You step onto the stage, throat open, words glittering—yet the mic is dead, the crowd yawns, and your mouth moves in silent loops. You wake with the taste of ash: I had so much to say, and no one cared. An eloquent failure dream arrives when real life asks you to pitch, confess, or lead, but a quieter voice inside whispers, What if I’m only impressive to myself? Your subconscious stages this public humiliation not to punish you, but to rehearse the risk of visibility before you take it awake.

The Core Symbolism

Traditional View (Gustavus Miller, 1901):
“To fail in impressing others with your eloquence” forecasts disorder in affairs—letters returned, deals collapsing, lovers doubting. The dream was read like a telegram from fate: prepare for friction.

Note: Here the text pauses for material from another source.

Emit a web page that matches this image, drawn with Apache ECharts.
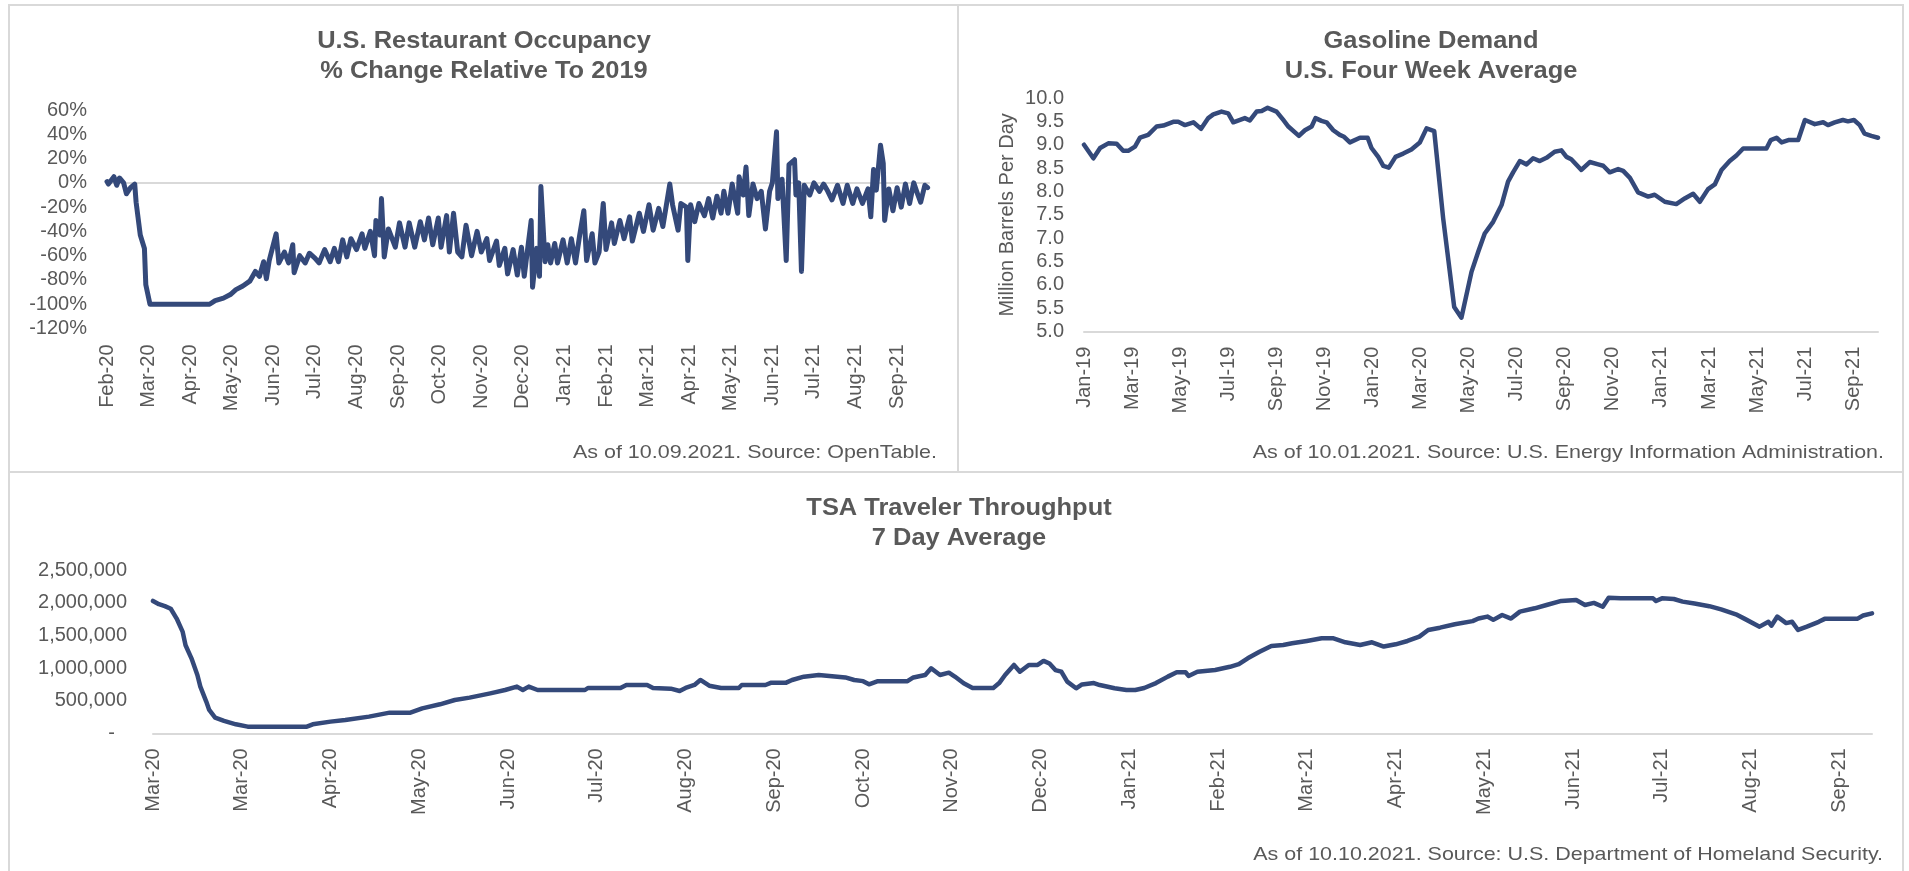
<!DOCTYPE html>
<html>
<head>
<meta charset="utf-8">
<title>Restaurant occupancy, gasoline demand, TSA throughput</title>
<script src="https://cdn.jsdelivr.net/npm/echarts@6/dist/echarts.min.js"></script>
<style>
  html, body { margin: 0; padding: 0; background: #fff; }
  #main { width: 1909px; height: 871px; }
</style>
</head>
<body>
<div id="main"></div>
<script>
// restaurant occupancy: [days since 18 Feb 2020, % change vs 2019]
const occupancyTicks = ['Feb-20', 'Mar-20', 'Apr-20', 'May-20', 'Jun-20', 'Jul-20', 'Aug-20', 'Sep-20', 'Oct-20', 'Nov-20',
  'Dec-20', 'Jan-21', 'Feb-21', 'Mar-21', 'Apr-21', 'May-21', 'Jun-21', 'Jul-21', 'Aug-21', 'Sep-21'];
const occupancy = [
  [0, 1], [1, -1], [5, 5], [7, -2], [9, 4], [12, 0], [14, -9], [17, -4], [20, -1], [21, -16], [24, -43], [27, -54],
  [28, -84], [31, -100], [74, -100], [78, -97], [84, -95], [89, -92], [93, -88], [98, -85], [103, -81], [107, -73],
  [110, -77], [113, -65], [115, -79], [117, -64], [122, -42], [124, -66], [128, -57], [131, -66], [134, -51], [135, -74],
  [139, -60], [143, -66], [146, -58], [150, -62], [153, -66], [157, -55], [161, -65], [164, -54], [167, -65], [170, -47],
  [173, -61], [176, -46], [180, -55], [184, -42], [186, -54], [190, -40], [193, -60], [194, -31], [197, -43], [198, -13],
  [200, -61], [203, -38], [208, -53], [211, -33], [215, -53], [218, -33], [222, -53], [226, -32], [229, -47], [232, -29],
  [235, -51], [239, -29], [241, -53], [245, -27], [247, -57], [250, -25], [253, -57], [256, -61], [259, -35], [263, -60],
  [267, -40], [270, -57], [274, -46], [276, -64], [281, -48], [283, -68], [287, -54], [289, -75], [293, -55], [296, -76],
  [299, -53], [301, -77], [306, -31], [307, -86], [310, -54], [312, -77], [313, -3], [316, -65], [318, -51], [320, -66],
  [323, -50], [325, -66], [329, -47], [332, -66], [335, -46], [338, -66], [341, -43], [344, -23], [346, -64], [350, -42],
  [352, -66], [355, -57], [358, -17], [360, -55], [364, -33], [366, -50], [370, -31], [373, -46], [377, -28], [379, -48],
  [384, -25], [387, -40], [391, -18], [394, -39], [398, -21], [401, -36], [406, -1], [408, -18], [412, -39], [414, -17],
  [418, -20], [419, -64], [421, -18], [424, -32], [427, -17], [431, -27], [434, -13], [437, -29], [440, -11], [443, -25],
  [445, -7], [448, -25], [451, -1], [455, -25], [456, 5], [459, -10], [461, 13], [463, -27], [466, -1], [469, -13],
  [472, -7], [475, -38], [478, -7], [480, 0], [483, 42], [484, -13], [487, 3], [490, -64], [492, 15], [496, 19],
  [497, -10], [499, 0], [501, -73], [503, -2], [507, -10], [510, 0], [514, -7], [517, -1], [520, -7], [523, -14],
  [527, -2], [531, -17], [534, -2], [538, -17], [541, -5], [545, -17], [549, -5], [551, -28], [553, 11], [555, -6],
  [558, 31], [560, 16], [561, -31], [564, -5], [567, -23], [570, -4], [573, -20], [576, -1], [579, -17], [582, 0],
  [585, -10], [587, -16], [590, -2], [592, -4]
];

// gasoline demand: [months since Jan 2019, million barrels per day]
const gasolineTicks = ['Jan-19', 'Mar-19', 'May-19', 'Jul-19', 'Sep-19', 'Nov-19', 'Jan-20', 'Mar-20', 'May-20',
  'Jul-20', 'Sep-20', 'Nov-20', 'Jan-21', 'Mar-21', 'May-21', 'Jul-21', 'Sep-21'];
const gasoline = [
  [0, 9.0], [0.39, 8.71], [0.67, 8.93], [1.01, 9.03], [1.36, 9.02], [1.63, 8.87], [1.84, 8.87], [2.12, 8.96],
  [2.33, 9.15], [2.67, 9.21], [3.02, 9.39], [3.3, 9.41], [3.71, 9.49], [3.92, 9.49], [4.2, 9.42], [4.55, 9.48],
  [4.87, 9.34], [5.17, 9.57], [5.38, 9.65], [5.72, 9.71], [6.0, 9.67], [6.21, 9.48], [6.69, 9.57], [6.9, 9.52],
  [7.18, 9.71], [7.39, 9.72], [7.64, 9.79], [8.01, 9.71], [8.29, 9.53], [8.5, 9.39], [8.94, 9.19], [9.19, 9.31],
  [9.47, 9.39], [9.63, 9.57], [9.88, 9.51], [10.09, 9.48], [10.37, 9.31], [10.64, 9.21], [10.82, 9.17], [11.06, 9.05],
  [11.48, 9.15], [11.8, 9.15], [11.96, 8.93], [12.24, 8.74], [12.45, 8.55], [12.68, 8.51], [12.96, 8.74], [13.28, 8.81],
  [13.62, 8.9], [13.97, 9.05], [14.25, 9.35], [14.57, 9.29], [14.94, 7.43], [15.4, 5.53], [15.7, 5.3], [16.12, 6.28],
  [16.4, 6.71], [16.67, 7.1], [17.02, 7.35], [17.37, 7.71], [17.64, 8.21], [17.85, 8.41], [18.13, 8.65], [18.41, 8.58],
  [18.68, 8.71], [18.96, 8.65], [19.24, 8.72], [19.58, 8.85], [19.86, 8.88], [20.07, 8.74], [20.27, 8.69], [20.69, 8.46],
  [21.04, 8.63], [21.39, 8.58], [21.6, 8.55], [21.87, 8.41], [22.22, 8.48], [22.43, 8.44], [22.71, 8.29], [23.05, 7.98],
  [23.47, 7.89], [23.74, 7.93], [24.16, 7.78], [24.64, 7.73], [24.99, 7.85], [25.34, 7.95], [25.62, 7.78], [25.96, 8.05],
  [26.24, 8.15], [26.52, 8.46], [26.86, 8.65], [27.14, 8.77], [27.42, 8.92], [28.39, 8.92], [28.57, 9.1], [28.81, 9.15],
  [29.02, 9.05], [29.3, 9.1], [29.71, 9.1], [29.99, 9.53], [30.4, 9.44], [30.75, 9.48], [30.95, 9.42], [31.23, 9.48],
  [31.57, 9.53], [31.78, 9.5], [32.03, 9.53], [32.27, 9.42], [32.47, 9.24], [32.75, 9.19], [33.03, 9.15]
];

// TSA throughput, 7 day average: [days since 1 Mar 2020, travelers]
const tsaTicks = ['Mar-20', 'Mar-20', 'Apr-20', 'May-20', 'Jun-20', 'Jul-20', 'Aug-20', 'Sep-20', 'Oct-20', 'Nov-20',
  'Dec-20', 'Jan-21', 'Feb-21', 'Mar-21', 'Apr-21', 'May-21', 'Jun-21', 'Jul-21', 'Aug-21', 'Sep-21'];
const tsa = [
  [0, 2030000], [2, 1980000], [4, 1950000], [6, 1910000], [8, 1760000], [10, 1560000], [11, 1350000], [13, 1150000],
  [15, 895000], [16, 716000], [18, 486000], [19, 358000], [21, 240000], [24, 190000], [28, 138000], [32, 102000],
  [52, 102000], [54, 138000], [60, 179000], [65, 204000], [73, 256000], [80, 317000], [87, 317000], [91, 383000],
  [97, 445000], [102, 511000], [107, 547000], [114, 613000], [119, 664000], [123, 716000], [125, 664000], [127, 716000],
  [130, 664000], [146, 664000], [147, 695000], [158, 695000], [160, 741000], [167, 741000], [169, 695000], [175, 685000],
  [178, 649000], [180, 695000], [183, 741000], [185, 818000], [188, 730000], [192, 695000], [198, 695000], [199, 741000],
  [207, 741000], [209, 777000], [214, 777000], [216, 818000], [220, 869000], [225, 894000], [234, 857000], [237, 818000],
  [240, 800000], [242, 752000], [245, 800000], [255, 800000], [257, 857000], [261, 894000], [263, 997000], [266, 894000],
  [269, 930000], [271, 870000], [274, 767000], [277, 695000], [284, 695000], [286, 770000], [288, 894000], [291, 1048000],
  [293, 945000], [296, 1048000], [299, 1048000], [301, 1110000], [303, 1070000], [305, 970000], [307, 945000], [309, 792000],
  [312, 690000], [314, 750000], [318, 770000], [320, 740000], [325, 690000], [329, 664000], [332, 664000], [335, 695000],
  [339, 770000], [343, 869000], [346, 936000], [349, 936000], [350, 880000], [353, 945000], [359, 971000], [364, 1020000],
  [367, 1060000], [370, 1150000], [374, 1250000], [378, 1340000], [382, 1354000], [385, 1380000], [390, 1416000],
  [395, 1457000], [399, 1457000], [403, 1396000], [408, 1354000], [412, 1396000], [416, 1330000], [420, 1365000],
  [424, 1416000], [428, 1483000], [431, 1585000], [435, 1620000], [440, 1672000], [446, 1720000], [448, 1760000],
  [451, 1790000], [453, 1740000], [456, 1815000], [459, 1760000], [462, 1866000], [467, 1917000], [471, 1968000],
  [476, 2030000], [481, 2045000], [484, 1968000], [487, 2000000], [490, 1940000], [492, 2080000], [496, 2070000],
  [507, 2070000], [508, 2030000], [510, 2070000], [514, 2060000], [517, 2020000], [521, 1990000], [526, 1950000],
  [530, 1900000], [535, 1825000], [538, 1755000], [543, 1636000], [546, 1710000], [547, 1650000], [549, 1790000],
  [552, 1690000], [554, 1710000], [556, 1585000], [559, 1636000], [563, 1710000], [565, 1755000], [576, 1755000],
  [578, 1806000], [581, 1840000]
];

const LINE = '#34497a';
const TEXT = '#595959';
const RULE = '#d9d9d9';
const FONT = '"Liberation Sans", Arial, sans-serif';

const chart = echarts.init(document.getElementById('main'), null, { renderer: 'canvas' });

// bottom axis with rotated labels every `step` units
function dateAxis(gridIndex, max, step, ticks, margin, showLine) {
  return {
    type: 'value', gridIndex: gridIndex, min: 0, max: max, interval: step,
    axisLine: { show: showLine, onZero: false, lineStyle: { color: RULE, width: 2 } },
    axisTick: { show: false },
    splitLine: { show: false },
    axisLabel: {
      rotate: 90, margin: margin, fontSize: 20, color: TEXT, fontFamily: FONT,
      showMaxLabel: false,
      formatter: function (v) {
        const i = Math.round(v / step);
        return Math.abs(v - i * step) < 1e-6 && ticks[i] ? ticks[i] : '';
      }
    }
  };
}

function lineSeries(idx, data, width) {
  return {
    type: 'line', xAxisIndex: idx, yAxisIndex: idx, data: data,
    symbol: 'none', silent: true, z: 3,
    lineStyle: { color: LINE, width: width, join: 'round', cap: 'round' },
    itemStyle: { color: LINE }
  };
}

function headline(x, y, text) {
  return {
    type: 'text', x: x, y: y, scaleX: 1.06, z: 10,
    style: { text: text, font: 'bold 24px ' + FONT, fill: TEXT, textAlign: 'center', textVerticalAlign: 'middle', lineHeight: 30 }
  };
}
function source(x, y, text) {
  return {
    type: 'text', x: x, y: y, scaleX: 1.13, z: 10,
    style: { text: text, font: '19px ' + FONT, fill: TEXT, textAlign: 'right', textVerticalAlign: 'middle' }
  };
}
function frame(x, y, w, h) {
  return { type: 'rect', shape: { x: x, y: y, width: w, height: h }, style: { fill: 'none', stroke: RULE, lineWidth: 2 }, z: 0 };
}

// the occupancy chart's category line sits at 0%, its labels stay at the bottom
const occZeroAxis = {
  type: 'value', gridIndex: 0, position: 'top', min: 0, max: 593,
  axisLine: { show: true, onZero: true, lineStyle: { color: RULE, width: 2 } },
  axisTick: { show: false }, axisLabel: { show: false }, splitLine: { show: false }
};

const option = {
  backgroundColor: '#fff',
  animation: false,
  textStyle: { fontFamily: FONT },
  grid: [
    { left: 107, top: 110, width: 822, height: 218.5, outerBoundsMode: 'none' },
    { left: 1084, top: 98, width: 794, height: 233.7, outerBoundsMode: 'none' },
    { left: 153, top: 570.3, width: 1719, height: 163, outerBoundsMode: 'none' }
  ],
  xAxis: [
    dateAxis(0, 593, 30, occupancyTicks, 16, false),
    dateAxis(1, 33.03, 2, gasolineTicks, 15, true),
    dateAxis(2, 581, 30, tsaTicks, 15, true),
    occZeroAxis
  ],
  yAxis: [
    {
      type: 'value', gridIndex: 0, min: -120, max: 60, interval: 20,
      axisLine: { show: false }, axisTick: { show: false }, splitLine: { show: false },
      axisLabel: { formatter: '{value}%', margin: 20, fontSize: 20, color: TEXT, fontFamily: FONT }
    },
    {
      type: 'value', gridIndex: 1, min: 5, max: 10, interval: 0.5,
      axisLine: { show: false }, axisTick: { show: false }, splitLine: { show: false },
      axisLabel: { formatter: v => v.toFixed(1), margin: 20, fontSize: 20, color: TEXT, fontFamily: FONT },
      name: 'Million Barrels Per Day', nameLocation: 'middle', nameRotate: 90, nameGap: 67,
      nameTextStyle: { fontSize: 20, color: TEXT, fontFamily: FONT }
    },
    {
      type: 'value', gridIndex: 2, min: 0, max: 2500000, interval: 500000,
      axisLine: { show: false }, axisTick: { show: false }, splitLine: { show: false },
      axisLabel: {
        margin: 26, fontSize: 20, color: TEXT, fontFamily: FONT,
        formatter: v => v === 0 ? '{dash|-}' : v.toLocaleString('en-US'),
        rich: { dash: { fontSize: 20, color: TEXT, fontFamily: FONT, padding: [0, 12, 0, 0] } }
      }
    }
  ],
  series: [
    lineSeries(0, occupancy, 5),
    lineSeries(1, gasoline, 4.5),
    lineSeries(2, tsa, 4.5)
  ],
  graphic: [
    frame(9, 5, 949, 467),
    frame(958, 5, 945, 467),
    frame(9, 472, 1894, 402),
    headline(484, 56, 'U.S. Restaurant Occupancy\n% Change Relative To 2019'),
    headline(1431, 56, 'Gasoline Demand\nU.S. Four Week Average'),
    headline(959, 523, 'TSA Traveler Throughput\n7 Day Average'),
    source(937, 453, 'As of 10.09.2021. Source: OpenTable.'),
    source(1884, 453, 'As of 10.01.2021. Source: U.S. Energy Information Administration.'),
    source(1883, 855, 'As of 10.10.2021. Source: U.S. Department of Homeland Security.')
  ]
};

chart.setOption(option);
</script>
</body>
</html>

Modern / Psychological View:
Eloquence equals self-expression; failure equals the Shadow blocking the throat chakra. The dream dramatizes the split between your Inner Orator (the articulate, persuasive self you need on LinkedIn, on first dates, at parent-teacher night) and your Inner Critic (the gatekeeper who hisses, Nobody gets you). When the Orator loses the room, the Critic wins temporary control, proving that staying hidden is “safer.” The symbol is not prophecy; it’s a polarity map.

Common Dream Scenarios

Speaking to a Silent Auditorium

You deliver a TED-worthy talk; seats are full but no sound leaves your lips, or clapping never comes.
Interpretation: You feel your ideas are too complex/advanced for your current circle. The silence is feedback from the part of you that believes mastery must be lonely.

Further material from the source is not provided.